begin Data section

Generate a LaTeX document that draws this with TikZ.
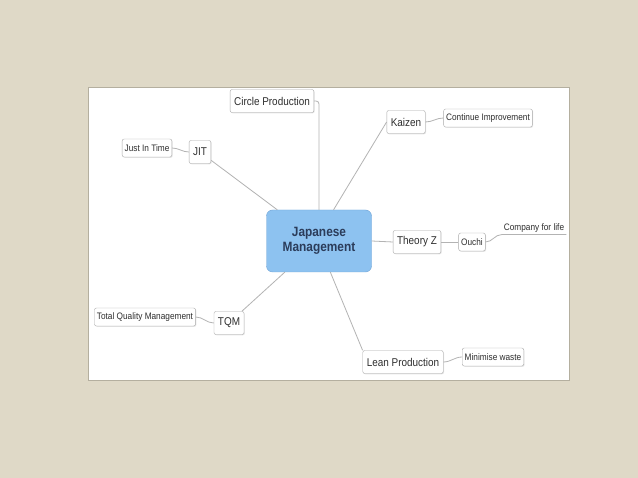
\documentclass[tikz,border=0pt]{standalone}
\usepackage{fontspec}
\setmainfont{Liberation Sans}[FakeStretch=0.88]
\usetikzlibrary{positioning,shadows}
\definecolor{paper}{HTML}{DFD9C7}
\definecolor{panelline}{HTML}{B4AF9F}
\definecolor{boxline}{HTML}{A9A9A9}
\definecolor{linkgray}{HTML}{B3B3B3}
\definecolor{mainfill}{HTML}{8DC2F0}
\definecolor{mainline}{HTML}{6FA3D6}
\definecolor{maintext}{HTML}{2B3C5A}
\definecolor{boxtext}{HTML}{2E2E2E}

\begin{document}
\begin{tikzpicture}[x=1pt,y=-1pt,topic/.style={draw=boxline, fill=white, rounded corners=2pt, text=boxtext, font=\fontsize{11.3}{12}\selectfont, inner sep=4pt, minimum height=23pt, drop shadow={opacity=0.2, shadow xshift=0.8pt, shadow yshift=-0.8pt}},leaf/.style={topic, font=\fontsize{9.4}{10}\selectfont, inner sep=2.5pt, minimum height=18pt},link/.style={draw=linkgray, line width=0.8pt}]
\fill[paper] (0,0) rectangle (638,478);
\draw[panelline, fill=white] (88,87) rectangle (569,380);
\node[draw=mainline, fill=mainfill, rounded corners=6pt, minimum width=105pt, minimum height=62pt, align=center, text=maintext, font=\bfseries\fontsize{13.5}{15.5}\selectfont] (main) at (319,241) {Japanese\\Management};
\node[topic] (cp) at (272,101) {Circle Production};
\node[topic] (kaizen) at (406,122) {Kaizen};
\node[topic] (jit) at (200,152) {JIT};
\node[topic] (tz) at (417,242) {Theory Z};
\node[topic] (tqm) at (229,323) {TQM};
\node[topic] (lean) at (403,362) {Lean Production};
\node[leaf] (jitleaf) at (147,148) {Just In Time};
\node[leaf] (ci) at (488,118) {Continue Improvement};
\node[leaf] (ouchi) at (472,242) {Ouchi};
\node[font=\fontsize{9.4}{10}\selectfont, text=boxtext, inner sep=2pt] (cfl) at (534,228) {Company for life};
\node[leaf] (tqmleaf) at (145,317) {Total Quality Management};
\node[leaf] (mw) at (493,357) {Minimise waste};
\draw[link, rounded corners=3pt] (cp.east) -| (main.north);
\draw[link] (main.65) -- (kaizen.west);
\draw[link] (main) -- (jit);
\draw[link] (main.east) -- (tz.west);
\draw[link] (main) -- (tqm);
\draw[link] (main.290) -- (lean.north west);
\draw[link] (jitleaf.east) to[out=0,in=180] (jit.west);
\draw[link] (kaizen.east) to[out=0,in=180] (ci.west);
\draw[link] (tz.east) -- (ouchi.west);
\draw[link] (ouchi.east) to[out=0,in=180] (cfl.south west) -- (cfl.south east);
\draw[link] (tqmleaf.east) to[out=0,in=180] (tqm.west);
\draw[link] (lean.east) to[out=0,in=180] (mw.west);
\end{tikzpicture}
\end{document}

end Data section

→ **Exercise requirements**: Leave out the pictures and reproduce the rest of the listing exactly.

→ **Solution for this task**:
Generate a LaTeX document that draws this with TikZ.
\documentclass[tikz,border=0pt]{standalone}
\usepackage{fontspec}
\setmainfont{Liberation Sans}[FakeStretch=0.88]
\usetikzlibrary{positioning,shadows}
\definecolor{paper}{HTML}{DFD9C7}
\definecolor{panelline}{HTML}{B4AF9F}
\definecolor{boxline}{HTML}{A9A9A9}
\definecolor{linkgray}{HTML}{B3B3B3}
\definecolor{mainfill}{HTML}{8DC2F0}
\definecolor{mainline}{HTML}{6FA3D6}
\definecolor{maintext}{HTML}{2B3C5A}
\definecolor{boxtext}{HTML}{2E2E2E}

\begin{document}
\begin{tikzpicture}[x=1pt,y=-1pt,topic/.style={draw=boxline, fill=white, rounded corners=2pt, text=boxtext, font=\fontsize{11.3}{12}\selectfont, inner sep=4pt, minimum height=23pt, drop shadow={opacity=0.2, shadow xshift=0.8pt, shadow yshift=-0.8pt}},leaf/.style={topic, font=\fontsize{9.4}{10}\selectfont, inner sep=2.5pt, minimum height=18pt},link/.style={draw=linkgray, line width=0.8pt}]
\fill[paper] (0,0) rectangle (638,478);
\draw[panelline, fill=white] (88,87) rectangle (569,380);
\node[draw=mainline, fill=mainfill, rounded corners=6pt, minimum width=105pt, minimum height=62pt, align=center, text=maintext, font=\bfseries\fontsize{13.5}{15.5}\selectfont] (main) at (319,241) {Japanese\\Management};
\node[topic] (cp) at (272,101) {Circle Production};
\node[topic] (kaizen) at (406,122) {Kaizen};
\node[topic] (jit) at (200,152) {JIT};
\node[topic] (tz) at (417,242) {Theory Z};
\node[topic] (tqm) at (229,323) {TQM};
\node[topic] (lean) at (403,362) {Lean Production};
\node[leaf] (jitleaf) at (147,148) {Just In Time};
\node[leaf] (ci) at (488,118) {Continue Improvement};
\node[leaf] (ouchi) at (472,242) {Ouchi};
\node[font=\fontsize{9.4}{10}\selectfont, text=boxtext, inner sep=2pt] (cfl) at (534,228) {Company for life};
\node[leaf] (tqmleaf) at (145,317) {Total Quality Management};
\node[leaf] (mw) at (493,357) {Minimise waste};
\draw[link, rounded corners=3pt] (cp.east) -| (main.north);
\draw[link] (main.65) -- (kaizen.west);
\draw[link] (main) -- (jit);
\draw[link] (main.east) -- (tz.west);
\draw[link] (main) -- (tqm);
\draw[link] (main.290) -- (lean.north west);
\draw[link] (jitleaf.east) to[out=0,in=180] (jit.west);
\draw[link] (kaizen.east) to[out=0,in=180] (ci.west);
\draw[link] (tz.east) -- (ouchi.west);
\draw[link] (ouchi.east) to[out=0,in=180] (cfl.south west) -- (cfl.south east);
\draw[link] (tqmleaf.east) to[out=0,in=180] (tqm.west);
\draw[link] (lean.east) to[out=0,in=180] (mw.west);
\end{tikzpicture}
\end{document}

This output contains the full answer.